───── GIVEN RECORDS ─────

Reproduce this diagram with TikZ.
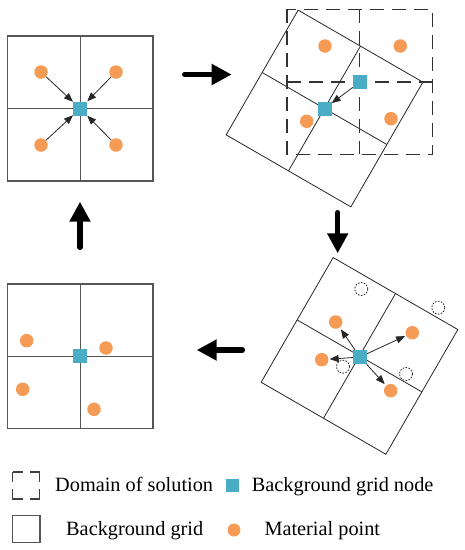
\documentclass[tikz,border=0pt]{standalone}
\usepackage{fontspec}
\setmainfont{Liberation Serif}
\usetikzlibrary{arrows.meta}
\definecolor{mporange}{RGB}{245,155,85}
\definecolor{gridblue}{RGB}{75,172,198}
\definecolor{gridline}{RGB}{85,85,85}
\tikzset{
  mp/.style={circle, fill=mporange, draw=none, minimum size=13.5pt, inner sep=0pt},
  oldmp/.style={circle, draw=black!85, line width=0.8pt, dash pattern=on 1.6pt off 1.4pt, minimum size=13pt, inner sep=0pt},
  gn/.style={rectangle, fill=gridblue, draw=none, minimum size=14pt, inner sep=0pt},
  gridsq/.style={draw=gridline, line width=1.3pt},
  rotgrid/.style={draw=black!85, line width=0.8pt},
  domainline/.style={draw=black!80, line width=1.5pt, dash pattern=on 14pt off 8pt},
  flow/.style={draw=black!85, line width=0.8pt, -{Triangle[length=9pt,width=7pt]}},
  bigarrow/.style={draw=black, line width=5.5pt, line cap=round, -{Triangle[length=20pt,width=20pt]}},
  legdash/.style={draw=black!75, line width=1.3pt, dash pattern=on 20pt off 7pt, dash phase=10pt},
  lbl/.style={anchor=base west, inner sep=0pt, font=\fontsize{20.3pt}{24pt}\selectfont},
  rotframe/.style={x={(0.866pt,-0.5pt)}, y={(-0.5pt,-0.866pt)}}
}
\begin{document}
\begin{tikzpicture}[x=1pt, y=-1pt]
\useasboundingbox (0,0) rectangle (465,550);

% ---------- Panel 1 (top-left) ----------
\draw[gridsq] (7.5,36) rectangle (153,181);
\draw[gridsq] (80.2,36) -- (80.2,181) (7.5,108.5) -- (153,108.5);
\node[gn] (n1) at (80.2,108.5) {};
\node[mp] (a1) at (41,72) {};
\node[mp] (a2) at (116,72) {};
\node[mp] (a3) at (41,145) {};
\node[mp] (a4) at (116,145) {};
\draw[flow] (a1) -- (n1);
\draw[flow] (a2) -- (n1);
\draw[flow] (a3) -- (n1);
\draw[flow] (a4) -- (n1);

% ---------- Panel 2 (top-right) ----------
\begin{scope}[shift={(324.5,108.5)}, rotframe]
  \draw[rotgrid] (-72,-72) -- (72,-72) -- (72,72) -- (-72,72) -- cycle;
  \draw[rotgrid] (0,-72) -- (0,72) (-72,0) -- (72,0);
\end{scope}
\draw[domainline] (287,9.3) rectangle (432.3,154.3);
\draw[domainline] (359.7,9.3) -- (359.7,154.3) (287,82) -- (432.3,82);
\node[mp] (b1) at (325,46) {};
\node[mp] (b2) at (400.3,46) {};
\node[mp] (b3) at (306.7,121.3) {};
\node[mp] (b4) at (391,118.7) {};
\node[gn] (n2a) at (324.5,108.5) {};
\node[gn] (n2b) at (360,82) {};
\draw[flow] (n2b) -- (n2a);

% ---------- Panel 3 (bottom-right) ----------
\begin{scope}[shift={(359.5,355.9)}, rotframe]
  \draw[rotgrid] (-72,-72) -- (72,-72) -- (72,72) -- (-72,72) -- cycle;
  \draw[rotgrid] (0,-72) -- (0,72) (-72,0) -- (72,0);
\end{scope}
\node[oldmp] (o1) at (361.3,289) {};
\node[oldmp] (o2) at (438.3,307.7) {};
\node[oldmp] (o3) at (343,366.7) {};
\node[oldmp] (o4) at (406,374) {};
\node[mp] (c1) at (335.7,322) {};
\node[mp] (c2) at (412.3,332.7) {};
\node[mp] (c3) at (321.7,359.7) {};
\node[mp] (c4) at (390.7,390.7) {};
\node[gn] (n3) at (360,357) {};
\draw[flow, shorten >=2pt] (n3) -- (c1);
\draw[flow, shorten >=1pt] (n3) -- (c2);
\draw[flow, shorten >=1pt] (n3) -- (c3);
\draw[flow, shorten >=2pt] (n3) -- (c4);

% ---------- Panel 4 (bottom-left) ----------
\draw[gridsq] (7.5,284) rectangle (153,428.5);
\draw[gridsq] (80.2,284) -- (80.2,428.5) (7.5,356.2) -- (153,356.2);
\node[mp] (d1) at (26.7,340.7) {};
\node[mp] (d2) at (106,348) {};
\node[mp] (d3) at (22.7,389.3) {};
\node[mp] (d4) at (94,409.3) {};
\node[gn] (n4) at (80,356) {};

% ---------- Big process arrows ----------
\coordinate (r0) at (184.7,74.5);
\coordinate (r1) at (231.7,74.5);
\coordinate (dn0) at (337.7,212.7);
\coordinate (dn1) at (337.7,253.3);
\coordinate (l0) at (242.3,350);
\coordinate (l1) at (196.7,350);
\coordinate (u0) at (80,247.3);
\coordinate (u1) at (80,201.7);
\draw[bigarrow] (r0) -- (r1);
\draw[bigarrow] (dn0) -- (dn1);
\draw[bigarrow] (l0) -- (l1);
\draw[bigarrow] (u0) -- (u1);

% ---------- Legend ----------
\draw[legdash] (12.7,472) rectangle (39.7,499);
\draw[gridsq] (12.7,515.7) rectangle (40,542.3);
\node[gn, minimum size=13pt] (lgn) at (232.7,485.7) {};
\node[mp, minimum size=13pt] (lmp) at (234,530) {};
\node[lbl] (t1) at (55,491.7) {Domain of solution};
\node[lbl] (t2) at (251.7,491.7) {Background grid node};
\node[lbl] (t3) at (66,535) {Background grid};
\node[lbl] (t4) at (264.3,535) {Material point};
\end{tikzpicture}
\end{document}
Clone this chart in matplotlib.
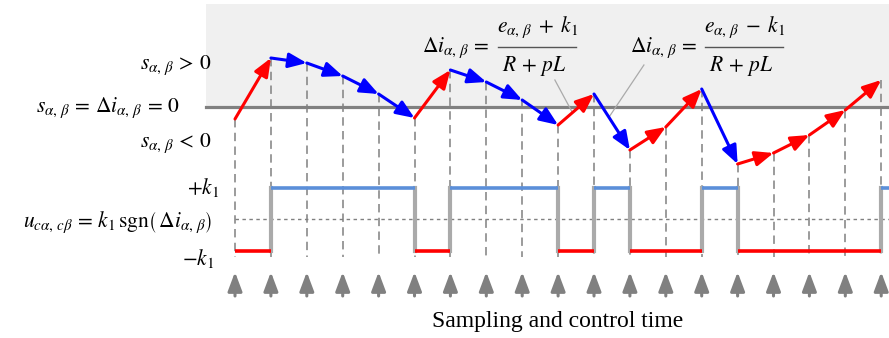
import matplotlib
matplotlib.use("Agg")
import matplotlib.pyplot as plt
import numpy as np

plt.rcParams["mathtext.fontset"] = "stix"
plt.rcParams["font.family"] = ["Liberation Serif", "DejaVu Serif"]

# sampling instants and current error at each one
sample_k = np.arange(19)
current_error = [-1.2, 4.9, 4.4, 3.1, 1.3, -1.1, 3.7, 2.5, 0.7, -1.8,
                 1.3, -4.3, -2.0, 1.8, -5.7, -4.6, -2.8, -0.3, 2.7]
# switching state (+k1 / -k1) applied after each sample
switch_state = [-1, 1, 1, 1, 1, -1, 1, 1, 1, -1, 1, -1, -1, 1, -1, -1, -1, -1, 1]

RED = "#ff0000"
BLUE = "#0000ff"
LIGHT_BLUE = "#5b8fd9"
GREY = "#808080"

# layout of the lower (switching) strip
LOW_MID = -11.25
LOW_AMP = 3.15
DASH_BOTTOM = -15.0
ARROW_TAIL, ARROW_TIP = -18.9, -16.5

fig = plt.figure(figsize=(8.89, 3.38), dpi=100)
ax = fig.add_axes([0, 0, 1, 1])
ax.set_xlim(-6.546, 18.217)
ax.set_ylim(-23.1, 10.7)
ax.axis("off")

# shaded region above the sliding surface
ax.add_patch(plt.Rectangle((-0.81, 0), 30, 10.3, color="#f0f0f0", lw=0, zorder=0))
ax.plot([-0.81, 18.3], [0, 0], color=GREY, lw=2.3, zorder=1)

# dashed sampling lines
for k, s in zip(sample_k, current_error):
    ax.plot([k, k], [s, DASH_BOTTOM], color=GREY, lw=1.1,
            linestyle=(0, (5.5, 3.5)), zorder=2)

# trajectory of the current error
for i in range(len(sample_k) - 1):
    c = BLUE if switch_state[i] > 0 else RED
    ax.annotate("", xy=(sample_k[i + 1], current_error[i + 1]),
                xytext=(sample_k[i], current_error[i]),
                arrowprops=dict(arrowstyle="-|>,head_length=1.1,head_width=0.45",
                                color=c, lw=2.2, shrinkA=0, shrinkB=0,
                                mutation_scale=10),
                zorder=4)

# switching signal
ax.plot([0, 18.3], [LOW_MID, LOW_MID], color=GREY, lw=1.0,
        linestyle=(0, (2.5, 2.5)), zorder=2)
x_end = list(sample_k[1:]) + [18.3]
for i, k in enumerate(sample_k):
    lvl = LOW_MID + LOW_AMP * switch_state[i]
    c = LIGHT_BLUE if switch_state[i] > 0 else RED
    ax.plot([k, x_end[i]], [lvl, lvl], color=c, lw=2.6, zorder=4,
            solid_capstyle="butt")
    if i > 0 and switch_state[i] != switch_state[i - 1]:
        ax.plot([k, k], [LOW_MID - LOW_AMP, LOW_MID + LOW_AMP], color="#aaaaaa",
                lw=3.0, zorder=3)

# sampling arrows
for k in sample_k:
    ax.annotate("", xy=(k, ARROW_TIP), xytext=(k, ARROW_TAIL),
                arrowprops=dict(arrowstyle="-|>,head_length=1.28,head_width=0.48",
                                color=GREY, lw=2.2, shrinkA=0, shrinkB=0,
                                mutation_scale=9))

# labels
fs = 15.5
sub = r"_{\alpha,\,\beta}"
ax.text(-0.67, 4.2, r"$s" + sub + r"\, > \,0$", ha="right", va="center", fontsize=fs)
ax.text(-1.53, -0.1, r"$s" + sub + r"\, = \,\Delta i" + sub + r"\, = \,0$",
        ha="right", va="center", fontsize=fs)
ax.text(-0.67, -3.6, r"$s" + sub + r"\, < \,0$", ha="right", va="center", fontsize=fs)
ax.text(-0.45, -8.1, r"$+k_1$", ha="right", va="center", fontsize=fs)
ax.text(-0.64, -11.6,
        r"$u_{c\alpha,\,c\beta}\, = \,k_1\,\mathrm{sgn}\left(\,\Delta i" + sub + r"\right)$",
        ha="right", va="center", fontsize=fs)
ax.text(-0.58, -15.2, r"$-k_1$", ha="right", va="center", fontsize=fs)

# the two current-change formulas, written as lhs + fraction
for shift, num in [(0.0, r"$e" + sub + r" \;+\; k_1$"), (5.77, r"$e" + sub + r" \;-\; k_1$")]:
    ax.text(7.10 + shift, 5.5, r"$\Delta i" + sub + r"\, =$", ha="right",
            va="baseline", fontsize=fs)
    ax.plot([7.33 + shift, 9.50 + shift], [6.0, 6.0], color="#555555", lw=1.0)
    ax.text(8.42 + shift, 7.5, num, ha="center", va="baseline", fontsize=fs)
    ax.text(8.33 + shift, 3.6, r"$R \,+\, pL$", ha="center", va="baseline", fontsize=fs)

ax.plot([8.91, 9.39], [2.7, -0.5], color="#aaaaaa", lw=0.9, zorder=3)
ax.plot([11.39, 10.42], [4.2, -1.0], color="#aaaaaa", lw=0.9, zorder=3)

ax.text(9.0, -21.5, "Sampling and control time", ha="center", va="center", fontsize=17)

fig.savefig("out.png", dpi=100)
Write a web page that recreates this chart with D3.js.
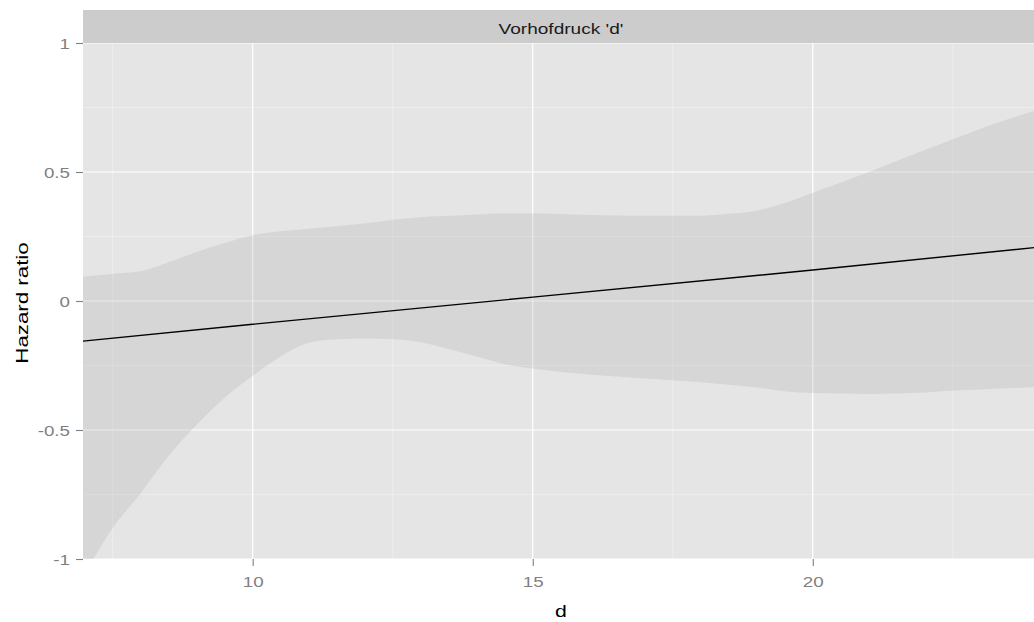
<!DOCTYPE html>
<html>
<head>
<meta charset="utf-8">
<script src="https://cdn.jsdelivr.net/npm/d3@7"></script>
<style>
  body { margin: 0; background: #fff; }
  svg { display: block; font-family: "Liberation Sans", Arial, sans-serif; }
</style>
</head>
<body>
<div id="chart"></div>
<script>
const facetLabel = "Vorhofdruck 'd'"
const xTitle = "d"
const yTitle = "Hazard ratio"

const xTicks = [10, 15, 20]
const xMinor = [7.5, 12.5, 17.5, 22.5]
const yTicks = [1, 0.5, 0, -0.5, -1]
const yTickLabels = ["1", "0.5", "0", "-0.5", "-1"]
const yMinor = [0.75, 0.25, -0.25, -0.75]

// confidence band
const bandD     = [6.9, 7.5, 8, 8.5, 9, 9.5, 10, 10.5, 11, 11.5, 12, 12.5, 13, 13.5, 14, 14.5, 15, 15.5, 16, 17, 18, 18.5, 19, 19.5, 20, 21, 22, 22.5, 23, 24]
const bandUpper = [0.093, 0.105, 0.115, 0.15, 0.19, 0.225, 0.255, 0.27, 0.28, 0.29, 0.30, 0.315, 0.325, 0.33, 0.335, 0.34, 0.34, 0.337, 0.333, 0.33, 0.33, 0.338, 0.35, 0.38, 0.42, 0.50, 0.585, 0.627, 0.668, 0.74]
const bandLower = [-1.1, -0.88, -0.745, -0.6, -0.48, -0.375, -0.29, -0.215, -0.162, -0.148, -0.145, -0.147, -0.16, -0.186, -0.215, -0.245, -0.262, -0.275, -0.285, -0.30, -0.315, -0.325, -0.335, -0.35, -0.357, -0.36, -0.355, -0.347, -0.343, -0.333]

// fitted hazard line
const lineD  = [6.9, 10, 15, 20, 24]
const lineHR = [-0.157, -0.09, 0.015, 0.12, 0.208]

const W = 1034, H = 622
const PANEL = { LEFT: 83, RIGHT: 1039, TOP: 43, BOTTOM: 559 }
const STRIP_TOP = 10
const CENTER_X = (PANEL.LEFT + PANEL.RIGHT) / 2

const svg = d3.select("#chart").append("svg")
  .attr("width", W).attr("height", H)

const x = d3.scaleLinear().domain([6.97, 23.95]).range([83, 1034])
const y = d3.scaleLinear().domain([-1, 1]).range([PANEL.BOTTOM, PANEL.TOP])

// the source image renders its text wider than normal glyphs
function stretch(sel, k) {
  sel.each(function () {
    const len = this.getComputedTextLength()
    d3.select(this).attr("textLength", len * k).attr("lengthAdjust", "spacingAndGlyphs")
  })
}

// strip
svg.append("rect")
  .attr("x", PANEL.LEFT).attr("y", STRIP_TOP)
  .attr("width", PANEL.RIGHT - PANEL.LEFT).attr("height", PANEL.TOP - STRIP_TOP)
  .attr("fill", "#cccccc")
svg.append("text")
  .attr("x", CENTER_X)
  .attr("y", 34)
  .attr("text-anchor", "middle")
  .attr("font-size", 14)
  .attr("fill", "#1a1a1a")
  .text(facetLabel)
  .call(stretch, 1.36)

// panel
svg.append("rect")
  .attr("x", PANEL.LEFT).attr("y", PANEL.TOP)
  .attr("width", PANEL.RIGHT - PANEL.LEFT).attr("height", PANEL.BOTTOM - PANEL.TOP)
  .attr("fill", "#e5e5e5")

svg.append("clipPath").attr("id", "clip")
  .append("rect")
  .attr("x", PANEL.LEFT).attr("y", PANEL.TOP)
  .attr("width", PANEL.RIGHT - PANEL.LEFT).attr("height", PANEL.BOTTOM - PANEL.TOP)

const panel = svg.append("g").attr("clip-path", "url(#clip)")

// grid
panel.selectAll(".xminor").data(xMinor).join("line")
  .attr("x1", d => x(d)).attr("x2", d => x(d))
  .attr("y1", PANEL.TOP).attr("y2", PANEL.BOTTOM)
  .attr("stroke", "#f2f2f2").attr("stroke-width", 0.6)
panel.selectAll(".yminor").data(yMinor).join("line")
  .attr("y1", d => y(d)).attr("y2", d => y(d))
  .attr("x1", PANEL.LEFT).attr("x2", PANEL.RIGHT)
  .attr("stroke", "#f2f2f2").attr("stroke-width", 0.6)
panel.selectAll(".xmajor").data(xTicks).join("line")
  .attr("x1", d => x(d)).attr("x2", d => x(d))
  .attr("y1", PANEL.TOP).attr("y2", PANEL.BOTTOM)
  .attr("stroke", "#ffffff").attr("stroke-width", 1.2)
panel.selectAll(".ymajor").data(yTicks).join("line")
  .attr("y1", d => y(d)).attr("y2", d => y(d))
  .attr("x1", PANEL.LEFT).attr("x2", PANEL.RIGHT)
  .attr("stroke", "#ffffff").attr("stroke-width", 1.2)

// band
const bandData = bandD.map((d, i) => ({ d, lo: bandLower[i], hi: bandUpper[i] }))
const area = d3.area()
  .x(p => x(p.d))
  .y0(p => y(p.lo))
  .y1(p => y(p.hi))
  .curve(d3.curveMonotoneX)
panel.append("path")
  .datum(bandData)
  .attr("d", area)
  .attr("fill", "#999999")
  .attr("fill-opacity", 0.2)

// line
const lineData = lineD.map((d, i) => ({ d, hr: lineHR[i] }))
panel.append("path")
  .datum(lineData)
  .attr("d", d3.line().x(p => x(p.d)).y(p => y(p.hr)))
  .attr("fill", "none")
  .attr("stroke", "#000000")
  .attr("stroke-width", 1.4)

// axes
const xAxis = svg.append("g")
  .attr("transform", `translate(0, ${PANEL.BOTTOM})`)
  .call(d3.axisBottom(x).tickValues(xTicks).tickSize(7).tickPadding(10).tickFormat(d3.format("d")))
const yAxis = svg.append("g")
  .attr("transform", `translate(${PANEL.LEFT}, 0)`)
  .call(d3.axisLeft(y).tickValues(yTicks).tickSize(7).tickPadding(6)
    .tickFormat((d, i) => yTickLabels[i]))

for (const g of [xAxis, yAxis]) {
  g.select(".domain").remove()
  g.selectAll(".tick line").attr("stroke", "#7f7f7f").attr("stroke-width", 1.1)
  g.selectAll(".tick text")
    .attr("fill", "#7f7f7f")
    .attr("font-size", 15)
    .attr("font-family", "'Liberation Sans', Arial, sans-serif")
    .call(stretch, 1.25)
}
yAxis.selectAll(".tick text").attr("dy", "0.36em")

// titles
svg.append("text")
  .attr("x", CENTER_X)
  .attr("y", 617)
  .attr("text-anchor", "middle")
  .attr("font-size", 17)
  .attr("fill", "#000")
  .text(xTitle)
  .call(stretch, 1.25)
svg.append("text")
  .attr("transform", `translate(28, ${y(0) + 2}) rotate(-90)`)
  .attr("text-anchor", "middle")
  .attr("font-size", 16.5)
  .attr("fill", "#000")
  .text(yTitle)
  .call(stretch, 1.35)
</script>
</body>
</html>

─────

Above are the records. Copy every line in them holding "with".

Reproduce this diagram with TikZ.
Write a web page that recreates this chart with D3.js.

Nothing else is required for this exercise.